Millions of Texans woke up in the dark Tuesday after a fierce winter storm blasted the state, limiting natural gas access and freezing wind turbines. But the vulnerabilities of the state’s power grid are not just an infrastructure issue, notes to The New York Times.
The Times writes that the current scenario is what awaits people everywhere unless climate change is not only embraced and addressed:
The crisis highlighted a deeper warning for power systems throughout the country. Electric grids can be engineered to handle a wide range of severe conditions — as long as grid operators can reliably predict the dangers ahead. But as climate change accelerates, many electric grids will face novel and extreme weather events that go beyond the historical conditions those grids were designed for, putting the systems at risk of catastrophic failure.
Building electric grids that are resilient in the face of increasingly wild and unpredictable weather will be an enormous challenge, experts said. In many cases, it may prove expensive, although, as Texas shows, the costs of grid failure can be extremely costly, too.
“It’s essentially a question of how much insurance you want to buy,” Jesse Jenkins, an energy systems engineer at Princeton University, said in the Times report. “What makes this problem even harder is that we’re now in a world where, especially with climate change, the past is no longer a good guide to the future. We have to get much better at preparing for the unexpected.”
Experts are saying that the power grid in Texas, which is independent, is meant to handle soaring summer temperatures but not winter storms.
“No one’s model of the power system envisioned that all 254 Texas counties would come under a winter storm warning at the same time,” Joshua Rhodes, an expert on the state’s electric grid at the University of Texas at Austin said in the Times report. “It’s putting major strain on both the electricity grid and the gas grid that feeds both electricity and heat.”
The Times article argues that because the planet is warming, extreme cold weather could lessen over time.
“But some climate scientists have also suggested that global warming could, paradoxically, bring more winter storms like the one seen this week,” the Times reported. “There is some research suggesting that Arctic warming is weakening the jet stream, the high-level air current that circles the northern latitudes and usually holds back the frigid polar vortex. This allows the cold air to escape to the South, especially when a blast of additional warming strikes the stratosphere and deforms the vortex. The result can be episodes of plunging temperatures, even in places that rarely get nipped by frost.”
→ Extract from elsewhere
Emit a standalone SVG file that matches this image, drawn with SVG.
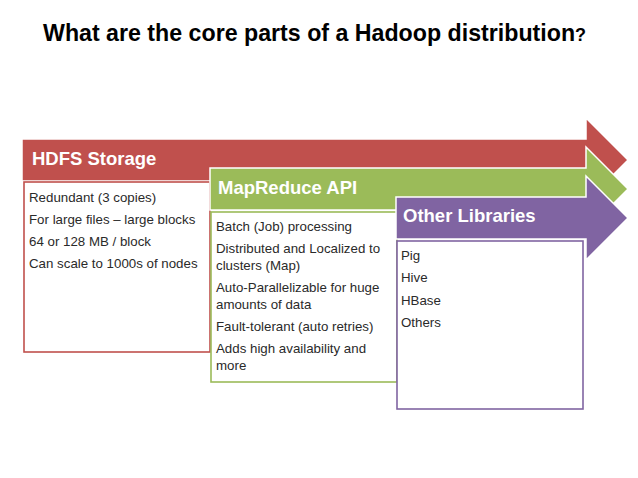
<svg xmlns="http://www.w3.org/2000/svg" width="638" height="478" viewBox="0 0 638 478">
<style>
.title{font-family:"Liberation Sans",Arial,sans-serif;font-weight:bold;font-size:23.2px;fill:#000}
.hdr{font-family:"Liberation Sans",Arial,sans-serif;font-weight:bold;font-size:18.5px;fill:#fff}
.txt{font-family:"Liberation Sans",Arial,sans-serif;font-size:13.3px;fill:#2a2a2a}
.arrow{stroke:#fff;stroke-width:1.5}
.box{fill:#fff;stroke-width:1.6}
</style>
<rect width="638" height="478" fill="#fff"/>
<text class="title" x="43" y="41">What are the core parts of a Hadoop distribution<tspan font-size="18">?</tspan></text>

<g id="hdfs">
<polygon class="arrow" fill="#C0504D" points="22,139 586,139 586,118 628,160 586,202 586,181 22,181"/>
<rect class="box" stroke="#C0504D" x="24" y="182" width="186" height="170"/>
<text class="hdr" x="32" y="165">HDFS Storage</text>
<text class="txt" x="29" y="202">Redundant (3 copies)</text>
<text class="txt" x="29" y="224">For large files – large blocks</text>
<text class="txt" x="29" y="246">64 or 128 MB / block</text>
<text class="txt" x="29" y="268">Can scale to 1000s of nodes</text>
</g>

<g id="mapreduce">
<polygon class="arrow" fill="#9BBB59" points="210,168 586,168 586,147 628,189 586,231 586,210 210,210"/>
<rect class="box" stroke="#9BBB59" x="211" y="212" width="186" height="170"/>
<text class="hdr" x="218" y="194">MapReduce API</text>
<text class="txt" x="216" y="231">Batch (Job) processing</text>
<text class="txt" x="216" y="253">Distributed and Localized to</text>
<text class="txt" x="216" y="270">clusters (Map)</text>
<text class="txt" x="216" y="292">Auto-Parallelizable for huge</text>
<text class="txt" x="216" y="309">amounts of data</text>
<text class="txt" x="216" y="331">Fault-tolerant (auto retries)</text>
<text class="txt" x="216" y="353">Adds high availability and</text>
<text class="txt" x="216" y="370">more</text>
</g>

<g id="other">
<polygon class="arrow" fill="#8064A2" points="396,197 586,197 586,176 628,218 586,260 586,239 396,239"/>
<rect class="box" stroke="#8064A2" x="397" y="241" width="186" height="168"/>
<text class="hdr" x="403" y="222">Other Libraries</text>
<text class="txt" x="401" y="260">Pig</text>
<text class="txt" x="401" y="282">Hive</text>
<text class="txt" x="401" y="305">HBase</text>
<text class="txt" x="401" y="327">Others</text>
</g>
<g id="connectors"/>
</svg>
But while the debate over climate change continues, The Times claims if not tackled it will cause heat waves, droughts, floods, water shortages, and “other calamities” — all at the expense of electricity production and access.
Making power grids resilient is difficult and costly.
“This is going to be a significant challenge,” Emily Grubert, an expert in electricity systems at Georgia Tech, said. “We need to decarbonize our power systems so that climate change doesn’t keep getting worse, but we also need to adapt to changing conditions at the same time. And the latter alone is going to be very costly. We can already see that the systems we have today aren’t handling this very well.”